The physical sensation of your car bouncing, pulsating, or vibrating when you press the brake pedal is a direct indication that a mechanical component in your vehicle’s stopping or rolling system is compromised. This feeling, often described as a judder, is the result of forces being transmitted through the steering wheel or brake pedal and up into the vehicle’s chassis. Because effective braking relies on smooth, consistent friction and controlled vehicle dynamics, any disruption to this process immediately affects safety and must be addressed without delay. The precise nature of the vibration provides clues as to whether the issue lies in the braking components themselves, the rotational assemblies, or the system designed to manage the vehicle’s weight under deceleration.
Brake Rotor Surface Irregularities
The most common source of a pulsation felt directly through the brake pedal is a problem with the brake rotor’s surface, a condition accurately known as Disc Thickness Variation (DTV). This is often incorrectly referred to as a “warped rotor,” but the actual issue is usually an uneven buildup of friction material or inconsistent wear across the rotor face. The rotor surface does not need to be significantly altered; a thickness difference of just 0.0007 inch, which is less than the thickness of a human hair, can be enough for a driver to feel a noticeable pulsation.
This unevenness forces the brake caliper piston to retract and extend slightly with every revolution of the wheel. When the piston moves back and forth, it displaces brake fluid, and that pressure change is transmitted directly back to the brake pedal, creating the rhythmic thumping sensation. A significant contributor to DTV is excessive heat, which occurs during aggressive stops or when a driver maintains light pressure on the pedal for extended periods. This heat can cause the bonding resins in the brake pad material to transfer unevenly onto the rotor surface, creating high spots that disrupt the smooth friction process.
Another factor is excessive lateral runout, which describes the side-to-side wobble of the rotor as it spins. Even if the rotor is perfectly flat when installed, excessive runout can cause the brake pads to contact the rotor repeatedly in the same spots, even when the brakes are not applied. Over time, this repeated, localized contact wears down or builds up material unevenly in those spots, leading to DTV. Proper installation is therefore important, as unevenly torqued lug nuts or corrosion left on the hub flange before a new rotor is mounted can introduce runout that exceeds the manufacturer’s tight specifications, which can be as little as 0.002 inches.

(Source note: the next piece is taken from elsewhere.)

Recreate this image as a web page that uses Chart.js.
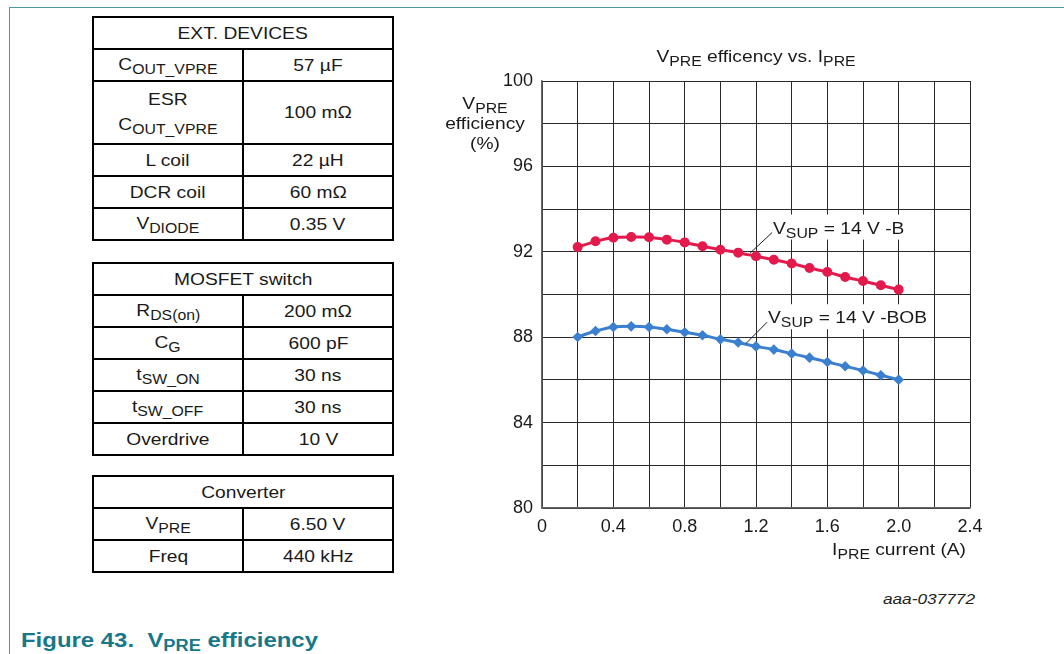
<!DOCTYPE html>
<html>
<head>
<meta charset="utf-8">
<script src="https://cdn.jsdelivr.net/npm/chart.js@4/dist/chart.umd.min.js"></script>
<style>
  body { margin: 0; background: #fff; width: 1064px; height: 654px; overflow: hidden; position: relative;
         font-family: 'Liberation Sans', Arial, sans-serif; color: #1a1a1a; }
  .frame-top { position: absolute; left: 9px; top: 7px; width: 1055px; height: 1px; background: #4a98a6; }
  .frame-left { position: absolute; left: 9px; top: 7px; width: 1px; height: 647px; background: #4a98a6; }
  table { position: absolute; left: 92px; width: 302px; border-collapse: collapse; table-layout: fixed; font-size: 17px; }
  td { border: 2px solid #000; text-align: center; padding: 0; height: 30px; line-height: 25px; }
  td.tall { height: 61px; }
  .w { display: inline-block; transform: scaleX(1.13); transform-origin: center; }
  .s { font-size: 14px; position: relative; top: 4px; }
  #wrap { position: absolute; left: 400px; top: 30px; width: 600px; height: 540px; }
  .code { position: absolute; left: 800px; top: 590px; width: 175px; text-align: right; font-style: italic; font-size: 15px; color: #222;
          transform: scaleX(1.15); transform-origin: right; }
  .caption { position: absolute; left: 21px; top: 628px; font-weight: bold; font-size: 21px; color: #17788a;
             transform: scaleX(1.14); transform-origin: left; white-space: nowrap; }
  .caption .s { font-size: 16px; top: 4px; }
</style>
</head>
<body>
<div class="frame-top"></div>
<div class="frame-left"></div>
<div id="tables"></div>
<div id="wrap"><canvas id="effChart" width="600" height="540"></canvas></div>
<div class="code">aaa-037772</div>
<div class="caption">Figure 43.&nbsp; V<span class="s">PRE</span> efficiency</div>
<script>
// load current, A
const currents = [0.2, 0.3, 0.4, 0.5, 0.6, 0.7, 0.8, 0.9, 1.0, 1.1, 1.2, 1.3, 1.4, 1.5, 1.6, 1.7, 1.8, 1.9, 2.0];
// efficiency, %
const effB   = [92.22, 92.49, 92.66, 92.69, 92.68, 92.57, 92.44, 92.26, 92.10, 91.96, 91.79, 91.63, 91.45, 91.24, 91.05, 90.82, 90.63, 90.43, 90.23];
const effBOB = [88.01, 88.29, 88.48, 88.51, 88.48, 88.37, 88.23, 88.09, 87.90, 87.75, 87.57, 87.42, 87.23, 87.04, 86.84, 86.64, 86.44, 86.22, 86.01];

const xTicks = [0, 0.4, 0.8, 1.2, 1.6, 2.0, 2.4];
const yTicks = [80, 84, 88, 92, 96, 100];

// curve labels: text parts, leader line start (on curve) and end, in data units
const curveLabels = [
  { parts: [['V'], ['SUP', 1], [' = 14 V -B']], from: [1.166, 91.93], to: [1.29, 92.90] },
  { parts: [['V'], ['SUP', 1], [' = 14 V -BOB']], from: [1.144, 87.71], to: [1.262, 88.70] }
];

// parameter tables: [label parts, value]
const extDevices = [
  [[['C'], ['OUT_VPRE', 1]], '57 µF'],
  [[['ESR'], ['<br>'], ['C'], ['OUT_VPRE', 1]], '100 mΩ'],
  [[['L coil']], '22 µH'],
  [[['DCR coil']], '60 mΩ'],
  [[['V'], ['DIODE', 1]], '0.35 V']
];
const mosfet = [
  [[['R'], ['DS(on)', 1]], '200 mΩ'],
  [[['C'], ['G', 1]], '600 pF'],
  [[['t'], ['SW_ON', 1]], '30 ns'],
  [[['t'], ['SW_OFF', 1]], '30 ns'],
  [[['Overdrive']], '10 V']
];
const converter = [
  [[['V'], ['PRE', 1]], '6.50 V'],
  [[['Freq']], '440 kHz']
];

// text in the document is set slightly wide
const STRETCH = 1.13;

function partsHtml(parts) {
  return '<span class="w">' +
    parts.map(p => p[0] === '<br>' ? '<br>' : (p[1] ? `<span class="s">${p[0]}</span>` : p[0])).join('') +
    '</span>';
}

function buildTable(title, rows, top) {
  const t = document.createElement('table');
  t.style.top = top + 'px';
  let html = `<colgroup><col style="width:150px"><col></colgroup><tr><td colspan="2">${partsHtml([[title]])}</td></tr>`;
  rows.forEach(r => {
    const tall = r[0].some(p => p[0] === '<br>') ? ' class="tall"' : '';
    html += `<tr><td${tall}>${partsHtml(r[0])}</td><td${tall}>${partsHtml([[r[1]]])}</td></tr>`;
  });
  t.innerHTML = html;
  document.getElementById('tables').appendChild(t);
}

buildTable('EXT. DEVICES', extDevices, 16);
buildTable('MOSFET switch', mosfet, 262);
buildTable('Converter', converter, 475);

const FONT = "'Liberation Sans', Arial, sans-serif";

function richWidth(ctx, parts, size) {
  const sub = Math.round(size * 0.82);
  let w = 0;
  parts.forEach(p => {
    ctx.font = `${p[1] ? sub : size}px ${FONT}`;
    w += ctx.measureText(p[0]).width;
  });
  return w * STRETCH;
}

// draws text with subscript parts
function drawRich(ctx, parts, x, y, align, size) {
  const sub = Math.round(size * 0.82);
  const w = richWidth(ctx, parts, size);
  let cx = align === 'center' ? x - w / 2 : align === 'right' ? x - w : x;
  ctx.save();
  ctx.translate(cx, y);
  ctx.scale(STRETCH, 1);
  ctx.textAlign = 'left';
  ctx.textBaseline = 'alphabetic';
  let px = 0;
  parts.forEach(p => {
    ctx.font = `${p[1] ? sub : size}px ${FONT}`;
    ctx.fillText(p[0], px, p[1] ? 4 : 0);
    px += ctx.measureText(p[0]).width;
  });
  ctx.restore();
}

const textPlugin = {
  id: 'texts',
  afterDatasetsDraw(chart) {
    const ctx = chart.ctx;
    const xs = chart.scales.x, ys = chart.scales.y;
    const area = chart.chartArea;
    ctx.save();
    ctx.fillStyle = '#1a1a1a';
    // title
    drawRich(ctx, [['V'], ['PRE', 1], [' efficency vs. I'], ['PRE', 1]], (area.left + area.right) / 2, 32, 'center', 17);
    // y axis title
    drawRich(ctx, [['V'], ['PRE', 1]], 85, 79, 'center', 17);
    drawRich(ctx, [['efficiency']], 85, 99, 'center', 17);
    drawRich(ctx, [['(%)']], 85, 119, 'center', 17);
    // x axis title
    drawRich(ctx, [['I'], ['PRE', 1], [' current (A)']], area.right - 4, 525, 'right', 17);
    // curve labels with leader lines
    curveLabels.forEach(l => {
      const x0 = xs.getPixelForValue(l.from[0]), y0 = ys.getPixelForValue(l.from[1]);
      const x1 = xs.getPixelForValue(l.to[0]), y1 = ys.getPixelForValue(l.to[1]);
      const w = richWidth(ctx, l.parts, 17);
      ctx.fillStyle = '#fff';
      ctx.fillRect(x1 - 2, y1 - 18, w + 6, 25);
      ctx.strokeStyle = '#1a1a1a';
      ctx.lineWidth = 1;
      ctx.beginPath();
      ctx.moveTo(x0, y0);
      ctx.lineTo(x1, y1);
      ctx.stroke();
      ctx.fillStyle = '#1a1a1a';
      drawRich(ctx, l.parts, x1 + 1, y1 + 1, 'left', 17);
    });
    ctx.restore();
  }
};

new Chart(document.getElementById('effChart'), {
  type: 'line',
  data: {
    datasets: [
      {
        label: 'VSUP = 14 V -B',
        data: currents.map((c, i) => ({ x: c, y: effB[i] })),
        borderColor: '#e31b4d',
        backgroundColor: '#e31b4d',
        borderWidth: 3,
        pointRadius: 3.5,
        pointStyle: 'circle',
        tension: 0.2
      },
      {
        label: 'VSUP = 14 V -BOB',
        data: currents.map((c, i) => ({ x: c, y: effBOB[i] })),
        borderColor: '#3b80d0',
        backgroundColor: '#3b80d0',
        borderWidth: 3,
        pointRadius: 3.2,
        pointStyle: 'rectRot',
        tension: 0.2
      }
    ]
  },
  options: {
    responsive: false,
    animation: false,
    layout: { padding: { top: 51, right: 30, left: 0, bottom: 0 } },
    plugins: { legend: { display: false }, tooltip: { enabled: false } },
    scales: {
      x: {
        type: 'linear',
        min: 0,
        max: 2.4,
        afterFit: s => { s.height = 62; },
        afterBuildTicks: s => {
          s.ticks = [];
          for (let i = 0; i <= 12; i++) s.ticks.push({ value: i / 5 });
        },
        grid: { color: '#2a2a2a', lineWidth: 1, drawTicks: false },
        border: { color: '#666', width: 1.5 },
        ticks: {
          padding: 8,
          color: '#1a1a1a',
          font: { family: FONT, size: 18 },
          maxRotation: 0,
          autoSkip: false,
          callback: v => {
            const hit = xTicks.find(t => Math.abs(t - v) < 1e-6);
            if (hit === undefined) return '';
            return hit === 0 ? '0' : hit.toFixed(1);
          }
        }
      },
      y: {
        min: 80,
        max: 100,
        afterFit: s => { s.width = 142; },
        grid: { color: '#2a2a2a', lineWidth: 1, drawTicks: false },
        border: { color: '#666', width: 1.5 },
        ticks: {
          stepSize: 2,
          padding: 9,
          color: '#1a1a1a',
          font: { family: FONT, size: 18 },
          callback: v => yTicks.includes(v) ? String(v) : ''
        }
      }
    }
  },
  plugins: [textPlugin]
});
</script>
</body>
</html>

Wheel and Tire Imbalance or Damage
A vibration that is present while driving at speed and then worsens or changes character when braking often points to issues with the vehicle’s rotational assemblies. An unbalanced wheel and tire assembly is a common cause, where the weight distribution around the wheel’s circumference is uneven because of a missing balance weight or a manufacturing defect. While this imbalance causes a shake at higher cruising speeds, the act of braking shifts the vehicle’s weight forward, which can significantly amplify the existing vibration.
The physical structure of the tire itself can also be a factor, such as when a tire becomes out-of-round due to damage from a severe pothole or a defect in the internal belts. A bent wheel rim can also introduce a lateral or radial runout to the entire assembly, causing a persistent wobble that is felt more acutely when the braking force is applied. Because the vehicle’s braking system is attempting to slow down this entire compromised rotating mass, the effect of the imperfection becomes more pronounced.
A far more serious and immediate safety concern that manifests as severe vibration under braking is loose lug nuts. If the nuts securing the wheel to the hub are not tightened to the correct torque specification or are tightened unevenly, the wheel may not be seated squarely. This condition can lead to a catastrophic failure where the wheel separates from the vehicle, but in the short term, it creates significant runout that translates into a violent, uncontrolled shake felt in the steering wheel and the chassis when the brakes are engaged.
Suspension System Dampening Failure
The sensation of a true vertical “bounce” during deceleration is often caused by a failure in the suspension system’s ability to manage weight transfer. The springs in your car absorb the impact of bumps, but the shock absorbers or struts are the dampers responsible for controlling the subsequent oscillation of those springs. These components use hydraulic fluid to resist the motion of the spring and prevent the vehicle from bouncing excessively after encountering a road irregularity.
When you apply the brakes, the vehicle’s momentum causes its weight to shift rapidly toward the front axle, a phenomenon known as “nose dive.” Worn-out shocks and struts can no longer resist this rapid movement effectively, allowing the front end to dip too far and too quickly. This uncontrolled weight transfer causes the springs to compress and then rebound with force, leading to the noticeable vertical bounce.
The lack of proper dampening also means the tires lose consistent contact with the road surface, especially on uneven pavement. A tire that is momentarily bouncing or skipping has zero grip and cannot contribute to the braking effort. This temporary loss of traction, combined with the uncontrolled body motion, transforms any minor vibration originating from the brakes or tires into a much larger, safety-compromising event. Driving with shocks at only 50% effectiveness can dramatically increase your stopping distance, turning a small issue into a significant safety hazard.